> [Records shown]

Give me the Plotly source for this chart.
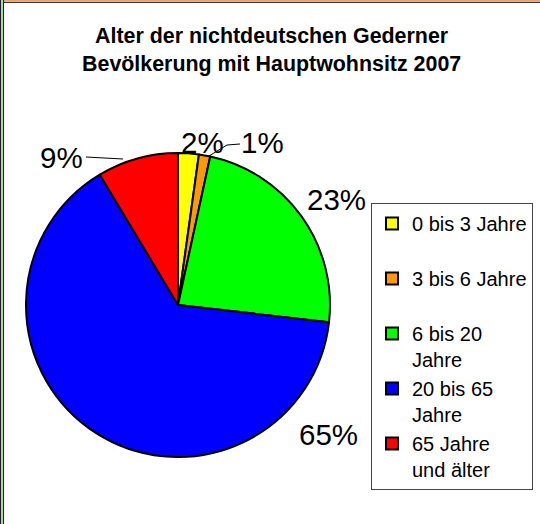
import plotly.graph_objects as go

# ---- data ----
categories = ["0 bis 3 Jahre", "3 bis 6 Jahre", "6 bis 20 Jahre", "20 bis 65 Jahre", "65 Jahre und älter"]
legend_labels = ["0 bis 3 Jahre<br>\u00a0", "3 bis 6 Jahre<br>\u00a0", "6 bis 20<br>Jahre",
                 "20 bis 65<br>Jahre", "65 Jahre<br>und älter"]
shares = [2.2, 1.2, 23.4, 64.6, 8.6]
colors = ["#FFFF00", "#FF9900", "#00FF00", "#0000FF", "#FF0000"]
title_text = "Alter der nichtdeutschen Gederner<br>Bevölkerung mit Hauptwohnsitz 2007"

# ---- layout / style ----
W, H = 540, 524
CX, CY, R = 178, 305, 152
label_pos = [(202, 142), (262, 142), (336, 199), (328, 434), (61, 157)]
FONT = "Liberation Sans, Arial, sans-serif"

def px(x):
    return x / W

def py(y):
    return 1 - y / H

fig = go.Figure(go.Pie(
    labels=legend_labels,
    values=shares,
    hovertext=categories,
    hoverinfo="text+percent",
    sort=False,
    direction="clockwise",
    rotation=0,
    textinfo="none",
    marker=dict(colors=colors, line=dict(color="black", width=2)),
    domain=dict(x=[px(CX - R), px(CX + R)], y=[py(CY + R), py(CY - R)]),
))

annotations = []
for v, (x, y) in zip(shares, label_pos):
    annotations.append(dict(
        text=f"{round(v)}%", x=px(x), y=py(y), xref="paper", yref="paper",
        xanchor="center", yanchor="middle", showarrow=False,
        font=dict(family=FONT, size=29.5, color="black"),
    ))

shapes = [
    # leader lines
    dict(type="path", xref="paper", yref="paper",
         path=f"M{px(240)},{py(144)} L{px(227)},{py(145)} L{px(209)},{py(156)}",
         line=dict(color="black", width=1)),
    dict(type="line", xref="paper", yref="paper",
         x0=px(86), y0=py(157), x1=px(123), y1=py(159),
         line=dict(color="black", width=1)),
    # frame edges
    dict(type="line", xref="paper", yref="paper", x0=0, x1=1, y0=py(0.8), y1=py(0.8),
         line=dict(color="#E0A070", width=2)),
    dict(type="line", xref="paper", yref="paper", x0=0, x1=1, y0=py(2.5), y1=py(2.5),
         line=dict(color="#333333", width=1)),
    dict(type="line", xref="paper", yref="paper", x0=px(0.5), x1=px(0.5), y0=0, y1=1,
         line=dict(color="#222222", width=1)),
    dict(type="line", xref="paper", yref="paper", x0=px(2), x1=px(2), y0=0, y1=1,
         line=dict(color="#A8D8A8", width=2)),
    dict(type="line", xref="paper", yref="paper", x0=px(3.5), x1=px(3.5), y0=0, y1=1,
         line=dict(color="#222222", width=1)),
]

fig.update_layout(
    width=W, height=H,
    margin=dict(l=0, r=0, t=0, b=0, pad=0),
    paper_bgcolor="white", plot_bgcolor="white",
    title=dict(text=f"<b>{title_text}</b>", x=0.503, xanchor="center",
               y=py(43), yanchor="top", yref="container",
               font=dict(family=FONT, size=21.4, color="black")),
    showlegend=True,
    legend=dict(
        x=px(533), xanchor="right", y=py(203), yanchor="top",
        bgcolor="white", bordercolor="#444444", borderwidth=1,
        font=dict(family=FONT, size=20, color="black"),
        valign="top", itemwidth=30, traceorder="normal",
    ),
    annotations=annotations,
    shapes=shapes,
)

fig.write_html("out.html", config={"displayModeBar": False},
               post_script="document.body.style.margin='0px';")
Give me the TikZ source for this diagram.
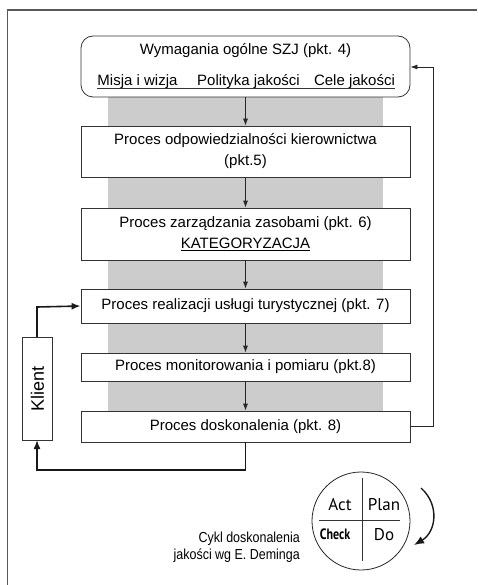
\documentclass[tikz,border=0pt]{standalone}
\usepackage{fontspec}
\setmainfont{Liberation Sans}
\newfontfamily\pdcafont{PT Sans}
\newfontfamily\pdcabold{PT Sans Bold}
\usetikzlibrary{arrows.meta}
\begin{document}
\begin{tikzpicture}[x=1pt,y=-1pt,
  box/.style={draw=black!80,line width=0.8pt,minimum width=329pt,inner sep=0pt,align=center,font=\fontsize{15}{21}\selectfont,fill=white},
  conn/.style={draw=black!85,line width=0.8pt,-{Latex[length=7pt,width=5pt]}},
  thick conn/.style={draw=black!90,line width=1.6pt,-{Latex[length=9pt,width=7pt]}},
  frame/.style={draw=black!65,line width=1.3pt},
  lbl/.style={inner sep=0pt,font=\fontsize{15}{18}\selectfont},
  pdca/.style={inner sep=0pt,font=\pdcafont\fontsize{17}{19}\selectfont}]
\useasboundingbox (0,0) rectangle (477,585);
% frame
\draw[frame] (7.5,585) -- (7.5,10) -- (477,10);
% grey band
\fill[black!20] (108,97) rectangle (383,411);
% boxes
\node[box,rounded corners=12pt,minimum height=61pt] (b1) at (245.5,66.5) {};
\node[lbl] (t1) at (245.5,51) {Wymagania ogólne SZJ (pkt. 4)};
\node[lbl,anchor=base] (m1) at (137.5,86) {Misja i wizja};
\node[lbl,anchor=base] (m2) at (248.5,86) {Polityka jakości};
\node[lbl,anchor=base] (m3) at (354.5,86) {Cele jakości};
\draw[black!80,line width=0.7pt] ([yshift=-2pt]m1.base west) -- ([yshift=-2pt]m3.base east);
\node[box,minimum height=51pt] (b2) at (245.5,151.5) {Proces odpowiedzialności kierownictwa\\(pkt.5)};
\node[box,minimum height=52pt] (b3) at (245.5,234) {Proces zarządzania zasobami (pkt. 6)\\\underline{KATEGORYZACJA}};
\node[box,minimum height=34pt] (b4) at (245.5,306) {Proces realizacji usługi turystycznej (pkt. 7)};
\node[box,minimum height=28pt] (b5) at (245.5,367) {Proces monitorowania i pomiaru (pkt.8)};
\node[box,minimum height=31pt] (b6) at (245.5,426.5) {Proces doskonalenia (pkt. 8)};
\node[draw=black!80,line width=0.8pt,minimum width=103pt,minimum height=30pt,inner sep=0pt,rotate=90,font=\fontsize{18}{20}\selectfont] (kl) at (37.5,388.5) {Klient};
% vertical arrows
\draw[conn] (b1.south) -- (b2.north);
\draw[conn] (b2.south) -- (b3.north);
\draw[conn] (b3.south) -- (b4.north);
\draw[conn] (b4.south) -- (b5.north);
\draw[conn] (b5.south) -- (b6.north);
% feedback
\draw[conn] (b6.east) -- (433,426.5) -- (433,67) -- (b1.east |- 0,67);
% client loop
\coordinate (kt) at (37,337);
\coordinate (kb) at (37,440);
\draw[thick conn] (kt) -- (37,307) -- (b4.west);
\draw[thick conn] (b6.south) -- (245.5,470) -- (37,470) -- (kb);
% PDCA
\node[draw=black!85,line width=0.8pt,circle,minimum size=98pt,inner sep=0pt] (pd) at (361,521) {};
\draw[black!80,line width=0.9pt] (362,478) -- (362,561);
\draw[black!80,line width=0.9pt] (319,520) -- (400,520);
\node[pdca] (act) at (340,505) {Act};
\node[pdca] (plan) at (384,505) {Plan};
\node[inner sep=0pt,font=\pdcabold\fontsize{15}{17}\selectfont] (chk) at (335,534) {\scalebox{0.8}[1]{Check}};
\node[pdca] (do) at (384,535) {Do};
\coordinate (ca) at (421,488);
\coordinate (cb) at (414,545);
\draw[line width=1.4pt,black!90,-{Latex[length=10pt,width=8pt]}] (ca) .. controls (440,505) and (436,532) .. (cb);
\node[anchor=east,inner sep=0pt] (cap) at (300,548) {\fontsize{14.5}{17}\selectfont\scalebox{0.86}[1]{\begin{tabular}{@{}r@{}}Cykl doskonalenia\\jakości wg E. Deminga\end{tabular}}};
\end{tikzpicture}
\end{document}
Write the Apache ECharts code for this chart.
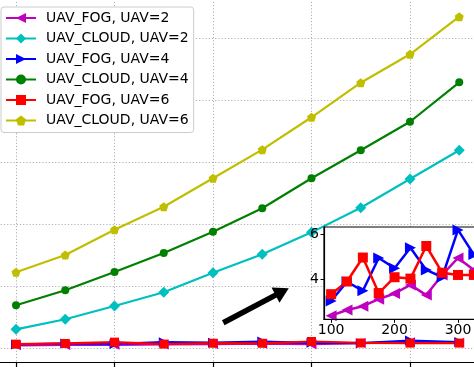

> [Task brief]
Identify the lines in the entries above that contain "chart", then copy them out.

> [Expected answer]
Give me the Plotly source for this chart.
Write the Apache ECharts code for this chart.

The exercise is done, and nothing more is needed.